01.04.2001 - EEA AGREEMENT - PROTOCOL 4 - p. 13 Article 17 Movement certificates EUR.1 issued retrospectively 1. Notwithstanding Article 16(7), a movement certificate EUR.1 may exceptionally be issued after exportation of the products to which it relates if: it was not issued at the time of exportation because of errors or involuntary omissions or special circumstances; or it is demonstrated to the satisfaction of the customs authorities that a movement certificate EUR.1 was issued but was not accepted at importation for technical reasons. 2. For the implementation of paragraph 1, the exporter must indicate in his application the place and date of exportation of the products to which the movement certificate EUR.1 relates, and state the reasons for his request. 3. The customs authorities may issue a movement certificate EUR.1 retrospectively only after verifying that the information supplied in the exporter s application agrees with that in the corresponding file. 4. Movement certificates EUR.1 issued retrospectively must be endorsed with one of the following phrases: "NACHTRÄGLICH AUSGESTELLT", "DELIVRE A POSTERIORI", "RILASCIATO A POSTERIORI", "AFGEGEVEN A POSTERIORI", "ISSUED RETROSPECTIVELY", "UDSTEDT EFTERFØLGENDE", "ΕΚ ΟΘΕΝ ΕΚ ΤΩΝ ΥΣΤΕΡΩΝ", "EXPEDIDO A POSTERIORI", "EMITIDO A POSTERIORI", "ANNETTU JÄLKIKÄTEEN", "UTFÄRDAT I EFTERHAND", "ÚTGEFID EFTIR Á", "UTSTEDT SENERE". 5. The endorsement referred to in paragraph 4 shall be inserted in the "Remarks" box of the movement certificate EUR.1. Article 18 Issue of a duplicate movement certificate EUR.1 1. In the event of theft, loss or destruction of a movement certificate EUR.1, the exporter may apply to the customs authorities which issued it for a duplicate made out on the basis of the export documents in their possession.

01.04.2001 - EEA AGREEMENT - PROTOCOL 4 - p. 14 2. The duplicate issued in this way must be endorsed with one of the following words: "DUPLIKAT", "DUPLICATA", "DUPLICATO", "DUPLICAAT", "DUPLICATE", "ΑΝΤΙΓΡΑΦΟ", "DUPLICADO", "SEGUNDA VIA", "EFTIRRIT", "KAKSOISKAPPALE". 3. The endorsement referred to in paragraph 2 shall be inserted in the "Remarks" box of the duplicate movement certificate EUR.1. 4. The duplicate, which must bear the date of issue of the original movement certificate EUR.1, shall take effect as from that date.
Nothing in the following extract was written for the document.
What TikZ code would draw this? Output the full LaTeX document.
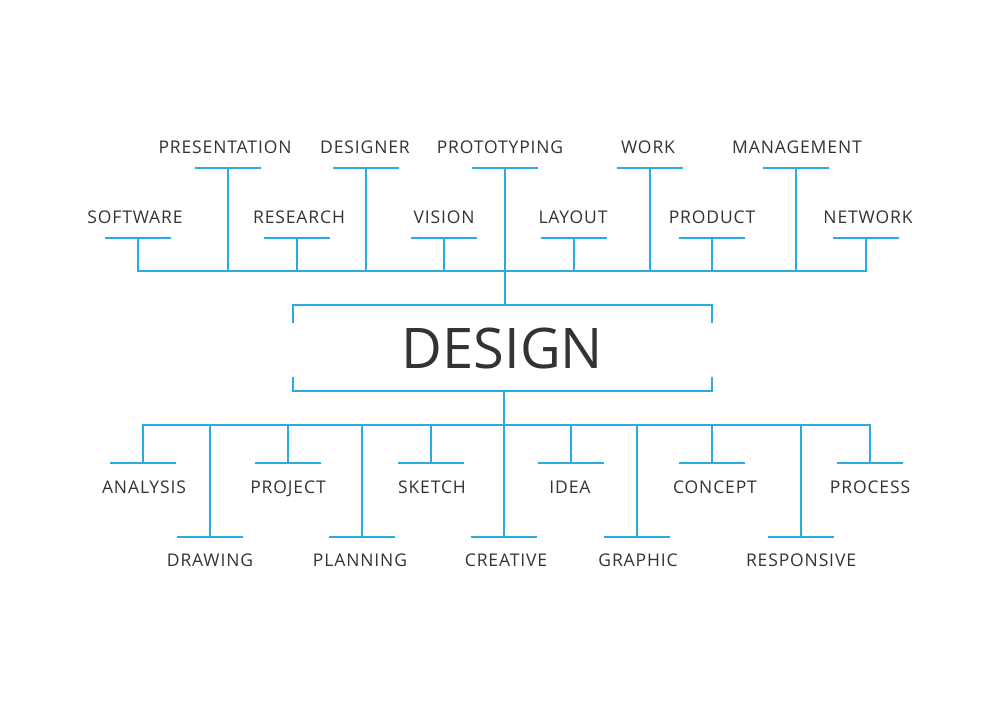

Article 19 Issue of movement certificates EUR.1 on the basis of a proof of origin issued or made out previously When originating products are placed under the control of a customs office in the Community or an EFTA State, it shall be possible to replace the original proof of origin by one or more movement certificates EUR.1 for the purpose of sending all or some of these products elsewhere within the EEA. The replacement movement certificate(s) EUR.1 shall be issued by the customs office under whose control the products are placed. Article 19a{ 8 } Accounting segregation 1. Where considerable cost or material difficulties arise in keeping separate stocks of originating and nonoriginating materials which are identical and interchangeable, the customs authorities may, at the written request of those concerned, authorise the so-called "accounting segregation" method to be used for managing such stocks. 2. This method must be able to ensure that, for a specific reference-period, the number of products obtained which could be considered as "originating" is the same as that which would have been obtained if there had been physical segregation of the stocks. 3. The customs authorities may grant such authorisation, subject to any conditions deemed appropriate. 4. This method is recorded and applied on the basis of the general accounting principles applicable in the country where the product was manufactured. { 8 } Article inserted by Decision No 114/2000 (OJ No L [to be published]), e.i.f. 1 January 2001.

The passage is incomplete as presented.